Job:
Where the data below has the string "that", return the whole line.

Provided information:
------------

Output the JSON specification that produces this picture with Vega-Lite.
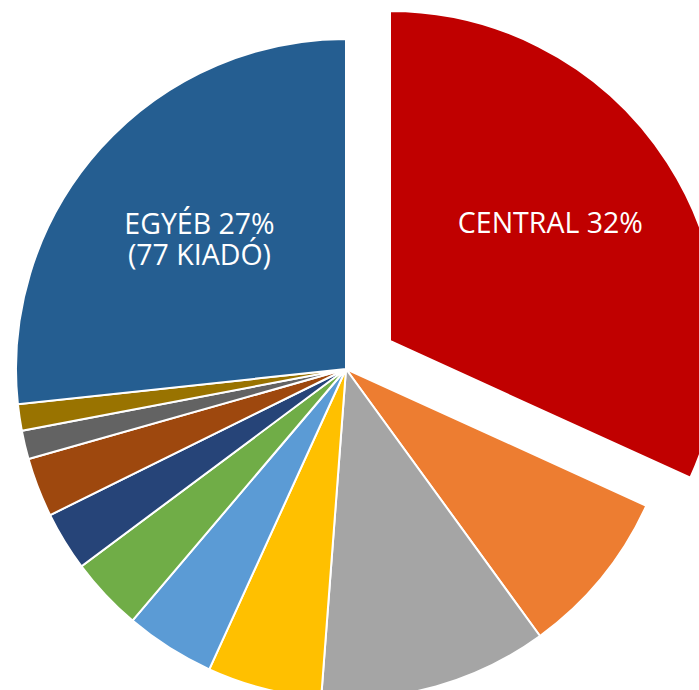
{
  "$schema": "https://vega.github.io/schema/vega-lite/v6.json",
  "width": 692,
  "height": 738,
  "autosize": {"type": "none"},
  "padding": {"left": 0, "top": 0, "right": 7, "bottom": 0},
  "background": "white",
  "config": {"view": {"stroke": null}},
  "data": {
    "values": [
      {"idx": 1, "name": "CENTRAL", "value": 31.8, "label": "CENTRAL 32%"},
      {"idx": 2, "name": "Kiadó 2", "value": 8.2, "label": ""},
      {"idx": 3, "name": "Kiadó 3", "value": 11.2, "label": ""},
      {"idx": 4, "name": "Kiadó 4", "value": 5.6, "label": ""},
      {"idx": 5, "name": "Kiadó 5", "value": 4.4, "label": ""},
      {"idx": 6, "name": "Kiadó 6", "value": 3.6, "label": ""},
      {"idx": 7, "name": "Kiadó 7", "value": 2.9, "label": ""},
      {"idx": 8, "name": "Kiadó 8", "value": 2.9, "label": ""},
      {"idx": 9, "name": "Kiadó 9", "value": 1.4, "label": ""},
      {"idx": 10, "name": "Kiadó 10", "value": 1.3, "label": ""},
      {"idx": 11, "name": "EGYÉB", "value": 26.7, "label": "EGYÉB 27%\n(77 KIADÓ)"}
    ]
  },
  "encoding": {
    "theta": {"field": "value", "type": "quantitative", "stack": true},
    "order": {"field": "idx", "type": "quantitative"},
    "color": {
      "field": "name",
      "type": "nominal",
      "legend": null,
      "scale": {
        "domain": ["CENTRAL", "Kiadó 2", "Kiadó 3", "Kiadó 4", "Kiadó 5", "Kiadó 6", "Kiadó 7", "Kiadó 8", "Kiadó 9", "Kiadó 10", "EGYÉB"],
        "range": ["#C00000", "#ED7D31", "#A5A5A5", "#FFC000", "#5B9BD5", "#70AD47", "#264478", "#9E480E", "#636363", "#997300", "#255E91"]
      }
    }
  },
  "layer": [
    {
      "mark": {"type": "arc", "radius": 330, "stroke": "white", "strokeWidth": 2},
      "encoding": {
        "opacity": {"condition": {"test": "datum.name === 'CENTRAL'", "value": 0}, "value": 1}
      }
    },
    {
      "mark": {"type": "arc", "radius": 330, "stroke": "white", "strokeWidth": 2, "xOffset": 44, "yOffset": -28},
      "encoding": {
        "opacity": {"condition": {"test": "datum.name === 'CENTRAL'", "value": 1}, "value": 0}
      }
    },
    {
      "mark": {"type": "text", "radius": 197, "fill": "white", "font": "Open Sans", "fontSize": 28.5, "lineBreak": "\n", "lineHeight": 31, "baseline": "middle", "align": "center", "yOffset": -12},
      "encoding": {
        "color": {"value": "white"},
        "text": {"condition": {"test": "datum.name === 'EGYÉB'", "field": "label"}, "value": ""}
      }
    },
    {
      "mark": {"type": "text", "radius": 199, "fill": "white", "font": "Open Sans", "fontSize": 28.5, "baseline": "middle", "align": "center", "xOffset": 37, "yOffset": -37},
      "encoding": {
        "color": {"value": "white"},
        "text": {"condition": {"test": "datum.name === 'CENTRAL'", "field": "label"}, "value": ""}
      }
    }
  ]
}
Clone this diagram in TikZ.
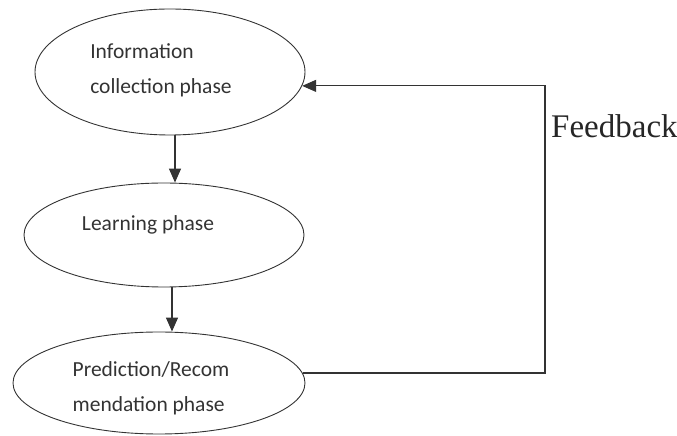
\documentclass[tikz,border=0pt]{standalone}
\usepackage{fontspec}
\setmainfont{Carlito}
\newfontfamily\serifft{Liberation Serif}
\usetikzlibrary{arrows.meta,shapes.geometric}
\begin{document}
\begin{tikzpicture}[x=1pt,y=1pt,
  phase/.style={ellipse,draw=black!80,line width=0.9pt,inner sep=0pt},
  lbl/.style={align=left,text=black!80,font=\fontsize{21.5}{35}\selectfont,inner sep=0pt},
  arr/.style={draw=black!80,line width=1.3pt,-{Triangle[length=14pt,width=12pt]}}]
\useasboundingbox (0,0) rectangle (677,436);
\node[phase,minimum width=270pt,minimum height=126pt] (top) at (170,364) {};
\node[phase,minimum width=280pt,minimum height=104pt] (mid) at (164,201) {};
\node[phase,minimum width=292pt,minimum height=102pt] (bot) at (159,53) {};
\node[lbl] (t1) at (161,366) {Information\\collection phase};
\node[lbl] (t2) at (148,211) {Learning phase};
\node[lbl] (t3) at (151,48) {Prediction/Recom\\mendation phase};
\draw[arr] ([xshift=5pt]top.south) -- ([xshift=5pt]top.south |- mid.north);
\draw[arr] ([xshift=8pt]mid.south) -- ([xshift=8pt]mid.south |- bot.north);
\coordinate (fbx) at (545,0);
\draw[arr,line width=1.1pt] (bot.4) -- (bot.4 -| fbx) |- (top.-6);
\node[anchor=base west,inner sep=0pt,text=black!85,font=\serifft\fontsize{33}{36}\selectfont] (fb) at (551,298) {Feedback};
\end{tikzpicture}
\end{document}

------------

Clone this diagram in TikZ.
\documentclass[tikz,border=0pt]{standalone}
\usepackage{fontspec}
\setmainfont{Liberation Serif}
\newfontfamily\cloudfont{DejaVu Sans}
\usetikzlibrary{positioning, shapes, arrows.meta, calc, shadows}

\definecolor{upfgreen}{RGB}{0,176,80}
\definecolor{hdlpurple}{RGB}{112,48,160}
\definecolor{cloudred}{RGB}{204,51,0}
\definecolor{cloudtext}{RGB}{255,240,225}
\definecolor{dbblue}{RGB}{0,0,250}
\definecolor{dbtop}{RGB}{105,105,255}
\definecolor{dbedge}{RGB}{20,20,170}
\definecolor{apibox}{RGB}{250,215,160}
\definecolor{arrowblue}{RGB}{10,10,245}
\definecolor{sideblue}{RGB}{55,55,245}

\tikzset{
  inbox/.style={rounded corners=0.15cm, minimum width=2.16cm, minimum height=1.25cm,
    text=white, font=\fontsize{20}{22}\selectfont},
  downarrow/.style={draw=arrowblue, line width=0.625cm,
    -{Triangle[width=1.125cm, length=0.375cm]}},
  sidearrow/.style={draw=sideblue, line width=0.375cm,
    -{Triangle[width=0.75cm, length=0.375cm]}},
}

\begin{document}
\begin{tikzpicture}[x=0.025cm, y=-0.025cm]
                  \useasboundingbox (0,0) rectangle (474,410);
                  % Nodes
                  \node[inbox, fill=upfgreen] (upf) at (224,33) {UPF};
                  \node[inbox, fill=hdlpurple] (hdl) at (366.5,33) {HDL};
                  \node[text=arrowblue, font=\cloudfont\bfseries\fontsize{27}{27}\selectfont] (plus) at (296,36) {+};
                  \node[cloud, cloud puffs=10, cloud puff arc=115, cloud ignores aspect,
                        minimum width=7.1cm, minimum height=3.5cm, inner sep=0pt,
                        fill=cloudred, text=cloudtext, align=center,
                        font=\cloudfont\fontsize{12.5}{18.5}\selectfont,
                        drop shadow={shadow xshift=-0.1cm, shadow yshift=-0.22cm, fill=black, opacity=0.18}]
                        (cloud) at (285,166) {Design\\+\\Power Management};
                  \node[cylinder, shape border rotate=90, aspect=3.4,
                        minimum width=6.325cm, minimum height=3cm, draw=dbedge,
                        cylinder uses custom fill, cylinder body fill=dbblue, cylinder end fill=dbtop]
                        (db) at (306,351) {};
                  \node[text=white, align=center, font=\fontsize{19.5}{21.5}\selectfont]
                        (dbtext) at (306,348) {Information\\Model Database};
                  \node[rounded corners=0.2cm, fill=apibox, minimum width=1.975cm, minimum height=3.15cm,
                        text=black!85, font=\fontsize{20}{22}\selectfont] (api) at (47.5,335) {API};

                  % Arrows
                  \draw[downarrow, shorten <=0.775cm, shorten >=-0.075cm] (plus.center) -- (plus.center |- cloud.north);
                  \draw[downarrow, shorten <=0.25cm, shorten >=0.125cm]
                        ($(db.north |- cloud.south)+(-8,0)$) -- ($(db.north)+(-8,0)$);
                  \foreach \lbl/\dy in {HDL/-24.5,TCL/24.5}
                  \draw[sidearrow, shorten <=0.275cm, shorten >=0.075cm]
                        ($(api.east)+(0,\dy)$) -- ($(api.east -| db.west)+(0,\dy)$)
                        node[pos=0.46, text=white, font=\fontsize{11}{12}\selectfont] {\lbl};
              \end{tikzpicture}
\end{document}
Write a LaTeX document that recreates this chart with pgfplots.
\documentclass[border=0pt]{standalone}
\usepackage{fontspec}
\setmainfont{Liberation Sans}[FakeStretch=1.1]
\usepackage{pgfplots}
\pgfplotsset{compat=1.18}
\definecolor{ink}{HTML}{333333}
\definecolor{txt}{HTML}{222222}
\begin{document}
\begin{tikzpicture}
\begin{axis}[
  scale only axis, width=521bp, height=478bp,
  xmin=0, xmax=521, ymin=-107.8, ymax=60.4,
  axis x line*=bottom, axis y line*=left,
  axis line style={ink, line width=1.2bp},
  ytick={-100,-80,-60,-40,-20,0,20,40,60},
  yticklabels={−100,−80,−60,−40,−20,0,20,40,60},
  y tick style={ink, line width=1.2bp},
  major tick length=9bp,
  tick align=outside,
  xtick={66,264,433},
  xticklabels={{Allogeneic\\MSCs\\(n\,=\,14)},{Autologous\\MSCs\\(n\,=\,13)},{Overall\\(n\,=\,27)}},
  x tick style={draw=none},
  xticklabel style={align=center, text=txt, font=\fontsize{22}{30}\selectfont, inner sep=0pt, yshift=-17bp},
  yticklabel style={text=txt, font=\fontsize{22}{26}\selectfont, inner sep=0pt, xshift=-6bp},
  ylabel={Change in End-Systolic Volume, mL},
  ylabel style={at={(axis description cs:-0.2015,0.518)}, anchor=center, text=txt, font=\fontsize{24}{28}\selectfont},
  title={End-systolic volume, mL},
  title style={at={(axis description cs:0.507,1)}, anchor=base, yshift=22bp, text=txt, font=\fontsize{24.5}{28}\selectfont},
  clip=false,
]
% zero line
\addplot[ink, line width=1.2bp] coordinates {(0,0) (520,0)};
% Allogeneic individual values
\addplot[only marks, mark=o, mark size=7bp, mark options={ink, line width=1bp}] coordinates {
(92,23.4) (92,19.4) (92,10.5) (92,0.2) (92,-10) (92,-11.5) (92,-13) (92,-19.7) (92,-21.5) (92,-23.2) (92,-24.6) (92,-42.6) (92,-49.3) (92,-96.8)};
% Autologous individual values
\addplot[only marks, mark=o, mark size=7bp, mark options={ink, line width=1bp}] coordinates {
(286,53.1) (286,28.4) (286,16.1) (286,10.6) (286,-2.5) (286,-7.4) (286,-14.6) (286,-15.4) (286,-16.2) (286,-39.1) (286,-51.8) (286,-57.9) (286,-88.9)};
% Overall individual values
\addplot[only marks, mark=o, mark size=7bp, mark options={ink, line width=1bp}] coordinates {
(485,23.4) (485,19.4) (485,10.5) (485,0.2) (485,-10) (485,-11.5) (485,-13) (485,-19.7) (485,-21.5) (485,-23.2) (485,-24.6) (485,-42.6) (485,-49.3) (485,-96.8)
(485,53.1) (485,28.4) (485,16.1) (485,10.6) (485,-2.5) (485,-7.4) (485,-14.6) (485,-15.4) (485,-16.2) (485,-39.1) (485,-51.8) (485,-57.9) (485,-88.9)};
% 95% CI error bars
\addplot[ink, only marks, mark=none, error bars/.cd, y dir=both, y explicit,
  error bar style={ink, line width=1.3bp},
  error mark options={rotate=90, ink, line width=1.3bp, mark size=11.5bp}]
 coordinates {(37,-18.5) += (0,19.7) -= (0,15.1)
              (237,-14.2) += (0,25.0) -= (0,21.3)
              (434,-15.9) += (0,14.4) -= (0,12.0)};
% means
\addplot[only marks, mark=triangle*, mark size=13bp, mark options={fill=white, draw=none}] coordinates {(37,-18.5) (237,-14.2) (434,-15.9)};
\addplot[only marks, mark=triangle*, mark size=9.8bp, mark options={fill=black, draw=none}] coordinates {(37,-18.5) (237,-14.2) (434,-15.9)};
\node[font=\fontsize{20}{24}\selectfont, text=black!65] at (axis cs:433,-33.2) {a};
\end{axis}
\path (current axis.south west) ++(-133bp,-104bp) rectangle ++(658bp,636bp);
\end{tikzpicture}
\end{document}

------------

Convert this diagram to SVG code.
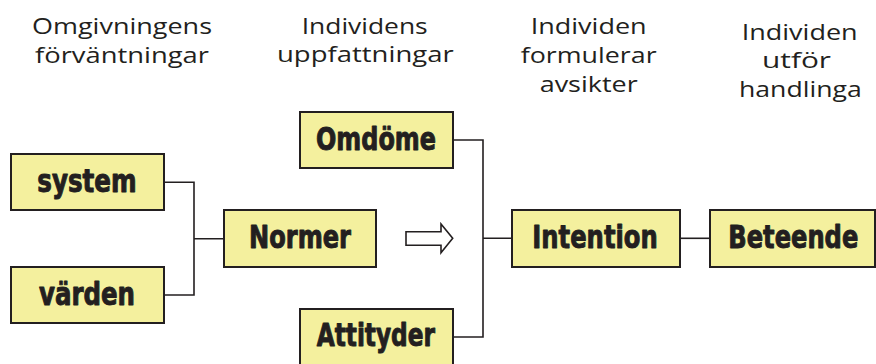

------------

Response below:
Output the JSON specification that produces this picture with Vega-Lite.
Write a LaTeX document that recreates this chart with pgfplots.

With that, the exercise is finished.